Substitute the identified coefficients into the formula:

$$a = \frac{-(-6) \pm \sqrt{(-6)^2 - 4(2)(1)}}{2(2)}$$

**step3 Simplify the Expression under the Square Root**

Next, we calculate the value inside the square root, which is called the discriminant ($$b^2 - 4ac$$). This helps simplify the expression.

$$a = \frac{6 \pm \sqrt{36 - 8}}{4}$$
$$a = \frac{6 \pm \sqrt{28}}{4}$$

**step4 Simplify the Square Root and Final Solutions**

Simplify the square root by extracting any perfect square factors.
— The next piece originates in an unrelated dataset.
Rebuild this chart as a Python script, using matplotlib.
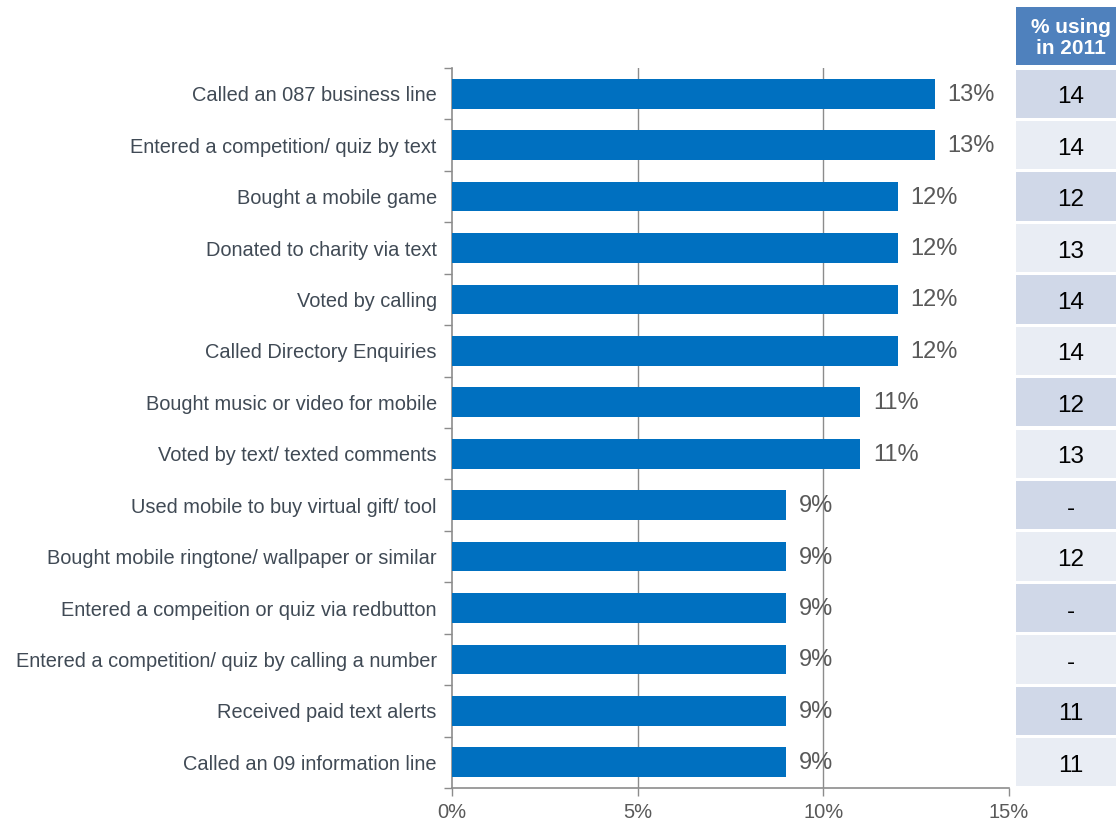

Then, further simplify the entire expression to find the two distinct solutions for $$a$$.

We know that $$28 = 4 \times 7$$, so $$\sqrt{28} = \sqrt{4 \times 7} = \sqrt{4} \times \sqrt{7} = 2\sqrt{7}$$.

$$a = \frac{6 \pm 2\sqrt{7}}{4}$$

Divide both terms in the numerator by the denominator:

$$a = \frac{2(3 \pm \sqrt{7})}{4}$$
$$a = \frac{3 \pm \sqrt{7}}{2}$$

Therefore, the two solutions are:

$$a_1 = \frac{3 + \sqrt{7}}{2}$$
$$a_2 = \frac{3 - \sqrt{7}}{2}$$

**step5 Check Solutions Using the Sum of Roots Relationship**

For a quadratic equation $$ax^2 + bx + c = 0$$, the sum of its roots ($$a_1 + a_2$$) should be equal to $$-b/a$$. We will calculate both to verify our solutions.

Expected sum: $$-\frac{b}{a} = -\frac{-6}{2} = \frac{6}{2} = 3$$

Calculated sum from our solutions:

$$a_1 + a_2 = \frac{3 + \sqrt{7}}{2} + \frac{3 - \sqrt{7}}{2}$$
$$a_1 + a_2 = \frac{(3 + \sqrt{7}) + (3 - \sqrt{7})}{2}$$
$$a_1 + a_2 = \frac{3 + \sqrt{7} + 3 - \sqrt{7}}{2}$$
$$a_1 + a_2 = \frac{6}{2}$$
$$a_1 + a_2 = 3$$

The sum of roots matches the expected value, confirming this part of the solution.

**step6 Check Solutions Using the Product of Roots Relationship**

For a quadratic equation $$ax^2 + bx + c = 0$$, the product of its roots ($$a_1 \times a_2$$) should be equal to $$c/a$$. We will calculate both to verify our solutions.

Expected product: $$\frac{c}{a} = \frac{1}{2}$$

Calculated product from our solutions:

$$a_1 \times a_2 = \left(\frac{3 + \sqrt{7}}{2}\right) \times \left(\frac{3 - \sqrt{7}}{2}\right)$$

Using the difference of squares formula, $$(x+y)(x-y) = x^2 - y^2$$:

$$a_1 \times a_2 = \frac{3^2 - (\sqrt{7})^2}{2 \times 2}$$
$$a_1 \times a_2 = \frac{9 - 7}{4}$$
$$a_1 \times a_2 = \frac{2}{4}$$
$$a_1 \times a_2 = \frac{1}{2}$$

The product of roots matches the expected value, confirming the other part of the solution.